* _What you have to do_
Look below for the line with "Convert this chart to Plotly code." and the line with "15.4, 6.5, 0.5, 0, 0]"; repeat exactly those two lines and all lines between them, but no pictures.

* _Supplied data_

------

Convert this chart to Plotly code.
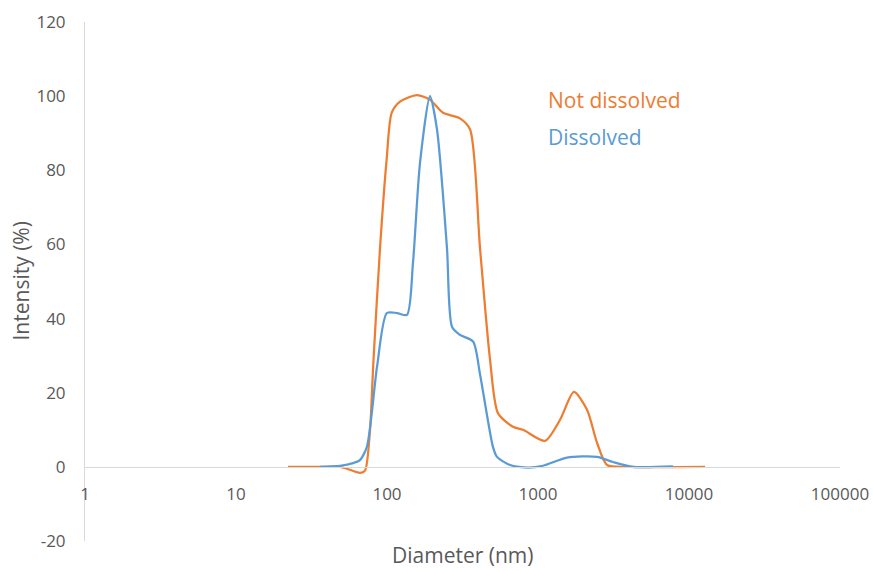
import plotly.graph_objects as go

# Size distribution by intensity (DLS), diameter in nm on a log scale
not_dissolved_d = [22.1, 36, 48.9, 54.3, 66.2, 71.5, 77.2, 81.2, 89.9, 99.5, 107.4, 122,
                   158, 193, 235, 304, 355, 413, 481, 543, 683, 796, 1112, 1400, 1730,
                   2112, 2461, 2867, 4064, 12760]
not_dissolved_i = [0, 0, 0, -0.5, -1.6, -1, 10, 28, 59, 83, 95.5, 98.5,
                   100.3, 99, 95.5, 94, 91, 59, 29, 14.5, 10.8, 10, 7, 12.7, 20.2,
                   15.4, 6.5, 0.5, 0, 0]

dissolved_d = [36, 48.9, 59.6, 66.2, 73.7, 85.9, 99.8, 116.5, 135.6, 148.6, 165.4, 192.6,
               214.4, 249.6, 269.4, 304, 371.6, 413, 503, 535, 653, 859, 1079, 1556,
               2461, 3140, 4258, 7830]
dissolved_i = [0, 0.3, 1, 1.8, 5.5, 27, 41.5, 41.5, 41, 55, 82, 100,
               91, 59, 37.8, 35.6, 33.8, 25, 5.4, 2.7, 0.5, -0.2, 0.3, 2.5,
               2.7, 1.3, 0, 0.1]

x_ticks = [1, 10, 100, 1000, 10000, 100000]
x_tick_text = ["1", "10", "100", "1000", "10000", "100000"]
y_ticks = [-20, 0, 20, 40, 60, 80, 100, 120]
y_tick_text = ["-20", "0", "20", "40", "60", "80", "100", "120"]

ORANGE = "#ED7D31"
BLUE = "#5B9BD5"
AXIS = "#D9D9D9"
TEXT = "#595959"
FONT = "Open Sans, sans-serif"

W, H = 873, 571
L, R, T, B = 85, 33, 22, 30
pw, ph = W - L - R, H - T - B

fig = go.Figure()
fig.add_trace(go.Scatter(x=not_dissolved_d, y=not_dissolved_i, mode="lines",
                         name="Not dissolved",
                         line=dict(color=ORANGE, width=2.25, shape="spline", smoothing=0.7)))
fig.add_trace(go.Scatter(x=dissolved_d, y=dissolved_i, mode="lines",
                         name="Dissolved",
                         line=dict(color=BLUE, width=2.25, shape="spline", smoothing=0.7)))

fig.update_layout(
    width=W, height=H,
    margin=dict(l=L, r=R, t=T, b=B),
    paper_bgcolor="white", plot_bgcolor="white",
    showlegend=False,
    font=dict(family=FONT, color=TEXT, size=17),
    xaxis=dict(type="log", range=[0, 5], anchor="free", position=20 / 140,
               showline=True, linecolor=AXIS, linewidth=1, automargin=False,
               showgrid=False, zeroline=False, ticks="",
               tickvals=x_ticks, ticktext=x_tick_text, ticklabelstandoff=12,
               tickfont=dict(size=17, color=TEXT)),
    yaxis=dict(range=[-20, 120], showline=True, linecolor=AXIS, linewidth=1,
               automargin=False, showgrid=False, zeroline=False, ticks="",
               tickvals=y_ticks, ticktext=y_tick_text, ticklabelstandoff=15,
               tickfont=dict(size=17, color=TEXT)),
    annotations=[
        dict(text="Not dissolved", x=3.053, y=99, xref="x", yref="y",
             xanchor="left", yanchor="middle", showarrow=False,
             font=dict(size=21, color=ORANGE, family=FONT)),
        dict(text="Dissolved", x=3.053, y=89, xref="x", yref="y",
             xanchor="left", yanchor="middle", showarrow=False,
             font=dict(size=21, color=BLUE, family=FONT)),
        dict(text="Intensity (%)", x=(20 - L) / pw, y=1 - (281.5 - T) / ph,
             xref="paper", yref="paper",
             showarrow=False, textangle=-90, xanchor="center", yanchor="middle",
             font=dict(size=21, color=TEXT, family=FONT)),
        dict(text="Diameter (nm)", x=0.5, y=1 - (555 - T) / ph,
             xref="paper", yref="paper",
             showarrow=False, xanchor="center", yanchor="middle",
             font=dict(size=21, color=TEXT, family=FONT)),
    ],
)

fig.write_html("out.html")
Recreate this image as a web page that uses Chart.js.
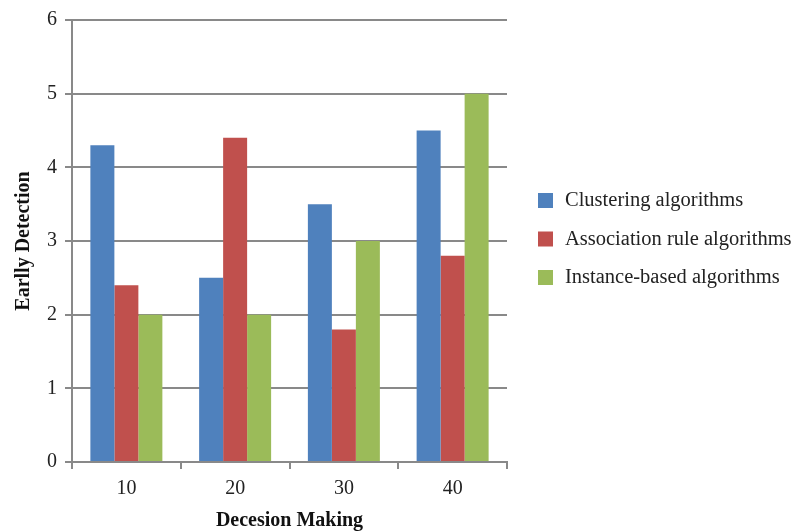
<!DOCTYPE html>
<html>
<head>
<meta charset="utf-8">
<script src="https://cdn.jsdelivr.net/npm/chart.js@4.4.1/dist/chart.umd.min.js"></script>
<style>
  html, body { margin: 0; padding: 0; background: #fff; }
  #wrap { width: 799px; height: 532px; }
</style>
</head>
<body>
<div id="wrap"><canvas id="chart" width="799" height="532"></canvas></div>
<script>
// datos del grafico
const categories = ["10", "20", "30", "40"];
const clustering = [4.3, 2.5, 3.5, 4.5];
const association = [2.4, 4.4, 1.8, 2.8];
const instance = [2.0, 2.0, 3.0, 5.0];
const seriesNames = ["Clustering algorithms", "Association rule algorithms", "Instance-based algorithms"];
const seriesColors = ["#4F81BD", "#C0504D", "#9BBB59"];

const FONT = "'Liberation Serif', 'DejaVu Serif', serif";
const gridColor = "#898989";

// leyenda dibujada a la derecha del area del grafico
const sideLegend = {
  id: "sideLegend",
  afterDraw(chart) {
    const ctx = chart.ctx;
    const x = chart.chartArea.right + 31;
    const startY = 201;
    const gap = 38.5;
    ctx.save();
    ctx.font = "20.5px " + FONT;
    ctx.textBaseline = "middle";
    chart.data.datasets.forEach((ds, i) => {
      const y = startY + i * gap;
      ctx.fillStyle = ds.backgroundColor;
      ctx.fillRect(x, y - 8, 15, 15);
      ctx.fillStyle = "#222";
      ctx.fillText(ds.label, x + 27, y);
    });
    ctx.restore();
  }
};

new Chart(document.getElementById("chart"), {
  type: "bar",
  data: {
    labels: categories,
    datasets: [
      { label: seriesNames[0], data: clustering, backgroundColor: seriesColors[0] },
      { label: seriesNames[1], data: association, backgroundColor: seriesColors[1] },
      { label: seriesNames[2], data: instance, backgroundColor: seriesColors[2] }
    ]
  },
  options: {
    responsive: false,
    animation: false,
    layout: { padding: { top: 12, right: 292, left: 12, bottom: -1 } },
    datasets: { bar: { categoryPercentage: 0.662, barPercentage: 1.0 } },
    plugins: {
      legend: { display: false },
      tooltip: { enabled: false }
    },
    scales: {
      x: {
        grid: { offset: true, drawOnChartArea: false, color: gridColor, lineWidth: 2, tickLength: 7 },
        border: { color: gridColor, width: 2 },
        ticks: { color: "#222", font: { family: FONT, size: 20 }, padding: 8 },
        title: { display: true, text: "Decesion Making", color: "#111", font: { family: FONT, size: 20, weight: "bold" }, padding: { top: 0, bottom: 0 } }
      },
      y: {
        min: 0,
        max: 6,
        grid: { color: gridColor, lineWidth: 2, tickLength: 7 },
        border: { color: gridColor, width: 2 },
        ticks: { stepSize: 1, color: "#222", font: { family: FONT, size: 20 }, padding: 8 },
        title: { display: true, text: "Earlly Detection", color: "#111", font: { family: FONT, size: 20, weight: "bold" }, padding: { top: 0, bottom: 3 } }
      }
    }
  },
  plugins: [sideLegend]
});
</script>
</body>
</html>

------

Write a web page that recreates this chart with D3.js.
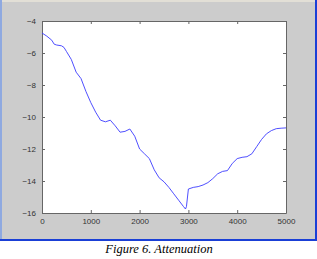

------

* _Problem solution_
Convert this chart to Plotly code.
import plotly.graph_objects as go

# Size distribution by intensity (DLS), diameter in nm on a log scale
not_dissolved_d = [22.1, 36, 48.9, 54.3, 66.2, 71.5, 77.2, 81.2, 89.9, 99.5, 107.4, 122,
                   158, 193, 235, 304, 355, 413, 481, 543, 683, 796, 1112, 1400, 1730,
                   2112, 2461, 2867, 4064, 12760]
not_dissolved_i = [0, 0, 0, -0.5, -1.6, -1, 10, 28, 59, 83, 95.5, 98.5,
                   100.3, 99, 95.5, 94, 91, 59, 29, 14.5, 10.8, 10, 7, 12.7, 20.2,
                   15.4, 6.5, 0.5, 0, 0]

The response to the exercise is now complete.